Data supplied:
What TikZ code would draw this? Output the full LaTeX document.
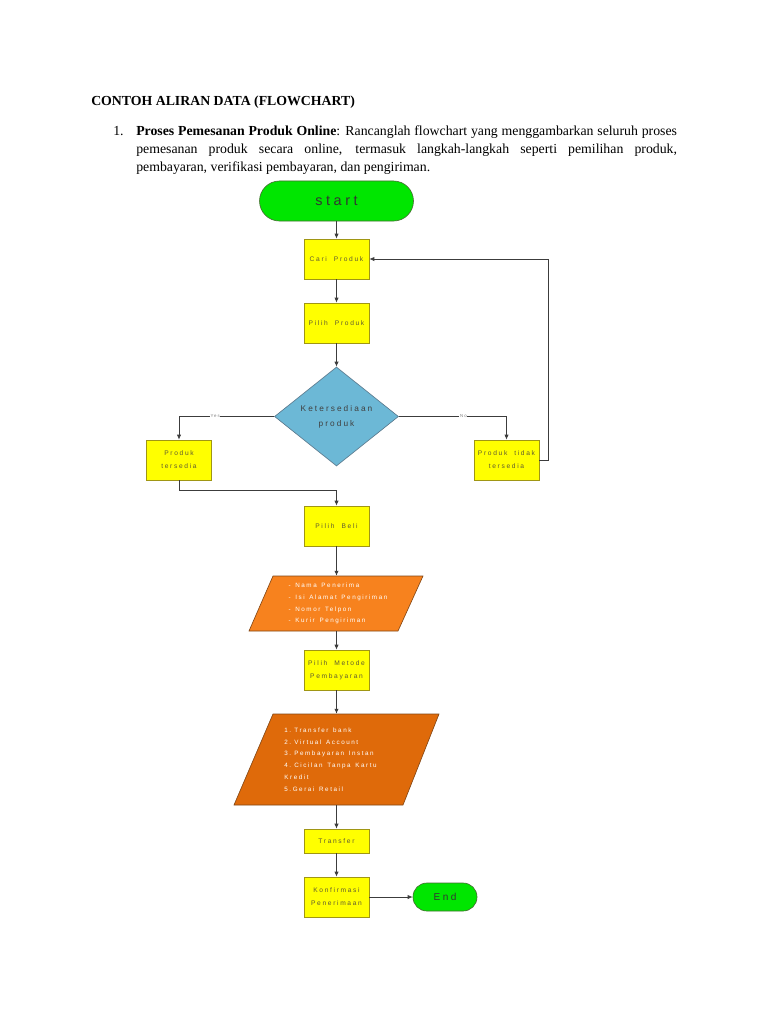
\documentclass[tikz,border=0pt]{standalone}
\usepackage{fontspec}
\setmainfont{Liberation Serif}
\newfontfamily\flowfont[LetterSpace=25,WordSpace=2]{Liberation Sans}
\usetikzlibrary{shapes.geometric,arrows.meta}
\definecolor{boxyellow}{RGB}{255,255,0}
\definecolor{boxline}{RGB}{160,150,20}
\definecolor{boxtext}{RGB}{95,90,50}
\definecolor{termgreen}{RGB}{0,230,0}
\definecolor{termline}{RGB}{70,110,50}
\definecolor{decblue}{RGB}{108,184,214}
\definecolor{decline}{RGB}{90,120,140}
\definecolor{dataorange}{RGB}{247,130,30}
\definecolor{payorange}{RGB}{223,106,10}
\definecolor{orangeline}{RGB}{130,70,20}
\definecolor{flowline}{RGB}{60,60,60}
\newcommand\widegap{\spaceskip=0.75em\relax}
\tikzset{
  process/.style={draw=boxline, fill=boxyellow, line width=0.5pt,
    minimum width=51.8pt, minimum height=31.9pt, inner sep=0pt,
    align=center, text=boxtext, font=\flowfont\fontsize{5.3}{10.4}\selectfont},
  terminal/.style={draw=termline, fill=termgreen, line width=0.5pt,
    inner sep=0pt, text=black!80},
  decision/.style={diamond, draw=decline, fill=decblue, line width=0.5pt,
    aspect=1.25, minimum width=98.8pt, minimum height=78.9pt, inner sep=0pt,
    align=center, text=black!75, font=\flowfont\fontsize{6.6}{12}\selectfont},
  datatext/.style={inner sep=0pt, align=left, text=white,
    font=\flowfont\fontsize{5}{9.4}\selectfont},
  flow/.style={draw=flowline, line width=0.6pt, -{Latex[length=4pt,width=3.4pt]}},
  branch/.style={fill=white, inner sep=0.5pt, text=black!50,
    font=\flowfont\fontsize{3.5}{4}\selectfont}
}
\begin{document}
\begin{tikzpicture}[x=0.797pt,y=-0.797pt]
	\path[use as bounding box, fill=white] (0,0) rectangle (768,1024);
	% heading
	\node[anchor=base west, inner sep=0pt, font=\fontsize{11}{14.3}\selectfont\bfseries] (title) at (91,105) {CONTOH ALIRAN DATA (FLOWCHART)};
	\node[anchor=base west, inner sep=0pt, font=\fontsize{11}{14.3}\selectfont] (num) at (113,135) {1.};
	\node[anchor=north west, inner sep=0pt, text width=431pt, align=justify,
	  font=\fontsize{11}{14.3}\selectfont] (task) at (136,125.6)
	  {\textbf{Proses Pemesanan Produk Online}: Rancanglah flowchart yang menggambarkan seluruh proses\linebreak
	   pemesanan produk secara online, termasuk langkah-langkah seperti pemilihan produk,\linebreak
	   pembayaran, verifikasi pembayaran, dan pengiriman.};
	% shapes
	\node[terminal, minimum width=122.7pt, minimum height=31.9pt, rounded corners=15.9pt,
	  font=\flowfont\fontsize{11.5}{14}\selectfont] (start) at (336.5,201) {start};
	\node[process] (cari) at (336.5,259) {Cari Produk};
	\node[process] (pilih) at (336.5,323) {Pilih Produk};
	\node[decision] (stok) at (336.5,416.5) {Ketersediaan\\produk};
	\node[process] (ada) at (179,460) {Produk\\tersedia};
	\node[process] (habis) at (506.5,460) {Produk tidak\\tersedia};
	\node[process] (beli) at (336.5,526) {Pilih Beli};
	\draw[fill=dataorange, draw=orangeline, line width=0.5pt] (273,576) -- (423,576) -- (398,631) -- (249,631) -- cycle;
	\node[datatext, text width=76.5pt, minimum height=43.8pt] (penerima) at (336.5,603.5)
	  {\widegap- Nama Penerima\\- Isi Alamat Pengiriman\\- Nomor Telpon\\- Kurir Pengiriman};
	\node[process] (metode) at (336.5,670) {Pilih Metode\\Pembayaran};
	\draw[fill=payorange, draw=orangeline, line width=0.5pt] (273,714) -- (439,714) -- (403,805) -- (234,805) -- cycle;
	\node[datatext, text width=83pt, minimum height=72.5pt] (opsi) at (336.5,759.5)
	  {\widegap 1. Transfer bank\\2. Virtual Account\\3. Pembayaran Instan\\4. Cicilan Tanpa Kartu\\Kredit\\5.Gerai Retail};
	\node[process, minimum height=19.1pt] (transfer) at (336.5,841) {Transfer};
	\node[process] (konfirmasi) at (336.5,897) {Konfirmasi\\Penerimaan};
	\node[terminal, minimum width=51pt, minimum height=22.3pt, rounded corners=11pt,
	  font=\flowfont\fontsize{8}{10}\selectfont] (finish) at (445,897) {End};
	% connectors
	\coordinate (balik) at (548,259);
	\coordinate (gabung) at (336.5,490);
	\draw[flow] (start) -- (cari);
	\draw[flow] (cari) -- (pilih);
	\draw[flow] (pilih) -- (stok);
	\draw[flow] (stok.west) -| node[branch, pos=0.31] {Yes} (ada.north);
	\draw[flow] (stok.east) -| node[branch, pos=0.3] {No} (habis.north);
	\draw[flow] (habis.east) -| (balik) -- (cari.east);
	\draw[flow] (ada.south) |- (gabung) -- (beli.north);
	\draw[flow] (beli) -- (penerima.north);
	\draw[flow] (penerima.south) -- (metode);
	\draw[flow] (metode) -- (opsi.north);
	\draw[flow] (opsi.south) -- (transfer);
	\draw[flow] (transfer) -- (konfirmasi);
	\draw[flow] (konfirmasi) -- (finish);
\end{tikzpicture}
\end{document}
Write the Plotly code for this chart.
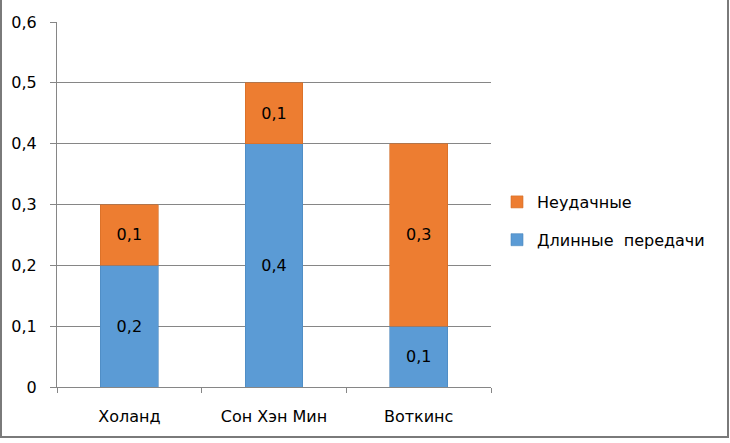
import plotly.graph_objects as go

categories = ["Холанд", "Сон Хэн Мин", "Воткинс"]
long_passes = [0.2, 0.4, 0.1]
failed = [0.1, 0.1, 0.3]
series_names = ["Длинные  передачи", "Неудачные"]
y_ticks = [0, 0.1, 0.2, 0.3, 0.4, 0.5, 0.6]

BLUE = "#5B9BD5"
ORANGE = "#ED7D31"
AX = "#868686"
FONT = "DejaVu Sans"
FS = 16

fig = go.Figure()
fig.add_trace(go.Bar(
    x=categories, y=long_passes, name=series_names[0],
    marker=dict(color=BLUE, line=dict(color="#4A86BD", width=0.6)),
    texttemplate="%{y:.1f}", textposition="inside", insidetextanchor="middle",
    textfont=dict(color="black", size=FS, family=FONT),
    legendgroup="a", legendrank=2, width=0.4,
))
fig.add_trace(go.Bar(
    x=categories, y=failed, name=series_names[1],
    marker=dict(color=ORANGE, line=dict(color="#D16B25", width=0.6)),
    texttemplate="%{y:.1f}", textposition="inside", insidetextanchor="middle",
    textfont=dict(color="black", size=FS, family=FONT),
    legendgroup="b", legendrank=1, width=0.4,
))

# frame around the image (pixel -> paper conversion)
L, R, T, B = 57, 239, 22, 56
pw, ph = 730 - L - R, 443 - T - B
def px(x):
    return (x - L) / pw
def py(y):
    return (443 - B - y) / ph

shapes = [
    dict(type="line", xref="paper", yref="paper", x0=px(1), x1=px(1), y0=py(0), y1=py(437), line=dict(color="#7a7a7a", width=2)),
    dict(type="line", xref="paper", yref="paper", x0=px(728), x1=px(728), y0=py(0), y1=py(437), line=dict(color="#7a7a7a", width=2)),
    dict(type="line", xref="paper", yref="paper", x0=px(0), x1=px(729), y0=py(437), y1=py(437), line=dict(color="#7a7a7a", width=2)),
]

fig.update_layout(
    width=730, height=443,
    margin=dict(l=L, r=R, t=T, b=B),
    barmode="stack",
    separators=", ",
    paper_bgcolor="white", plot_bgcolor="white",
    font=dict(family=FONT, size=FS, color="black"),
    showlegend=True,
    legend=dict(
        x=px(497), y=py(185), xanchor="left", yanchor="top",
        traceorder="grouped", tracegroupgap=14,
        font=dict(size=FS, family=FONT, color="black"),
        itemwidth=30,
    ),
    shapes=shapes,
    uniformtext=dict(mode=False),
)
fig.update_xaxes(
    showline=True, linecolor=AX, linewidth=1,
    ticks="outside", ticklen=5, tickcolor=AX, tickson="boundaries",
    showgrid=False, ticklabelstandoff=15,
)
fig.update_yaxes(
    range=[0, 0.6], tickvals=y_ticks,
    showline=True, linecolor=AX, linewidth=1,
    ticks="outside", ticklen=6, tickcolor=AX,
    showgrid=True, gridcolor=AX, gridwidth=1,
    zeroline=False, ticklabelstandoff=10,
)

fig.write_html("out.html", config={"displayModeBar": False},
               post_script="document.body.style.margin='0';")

Exercise aim: Out of the records above, set down only the lines from the one that contains "Write the Plotly code for this chart." through the one that contains "return (443 - B - y) / ph", unchanged and without the pictures.

Problem solution:
Write the Plotly code for this chart.
import plotly.graph_objects as go

categories = ["Холанд", "Сон Хэн Мин", "Воткинс"]
long_passes = [0.2, 0.4, 0.1]
failed = [0.1, 0.1, 0.3]
series_names = ["Длинные  передачи", "Неудачные"]
y_ticks = [0, 0.1, 0.2, 0.3, 0.4, 0.5, 0.6]

BLUE = "#5B9BD5"
ORANGE = "#ED7D31"
AX = "#868686"
FONT = "DejaVu Sans"
FS = 16

fig = go.Figure()
fig.add_trace(go.Bar(
    x=categories, y=long_passes, name=series_names[0],
    marker=dict(color=BLUE, line=dict(color="#4A86BD", width=0.6)),
    texttemplate="%{y:.1f}", textposition="inside", insidetextanchor="middle",
    textfont=dict(color="black", size=FS, family=FONT),
    legendgroup="a", legendrank=2, width=0.4,
))
fig.add_trace(go.Bar(
    x=categories, y=failed, name=series_names[1],
    marker=dict(color=ORANGE, line=dict(color="#D16B25", width=0.6)),
    texttemplate="%{y:.1f}", textposition="inside", insidetextanchor="middle",
    textfont=dict(color="black", size=FS, family=FONT),
    legendgroup="b", legendrank=1, width=0.4,
))

# frame around the image (pixel -> paper conversion)
L, R, T, B = 57, 239, 22, 56
pw, ph = 730 - L - R, 443 - T - B
def px(x):
    return (x - L) / pw
def py(y):
    return (443 - B - y) / ph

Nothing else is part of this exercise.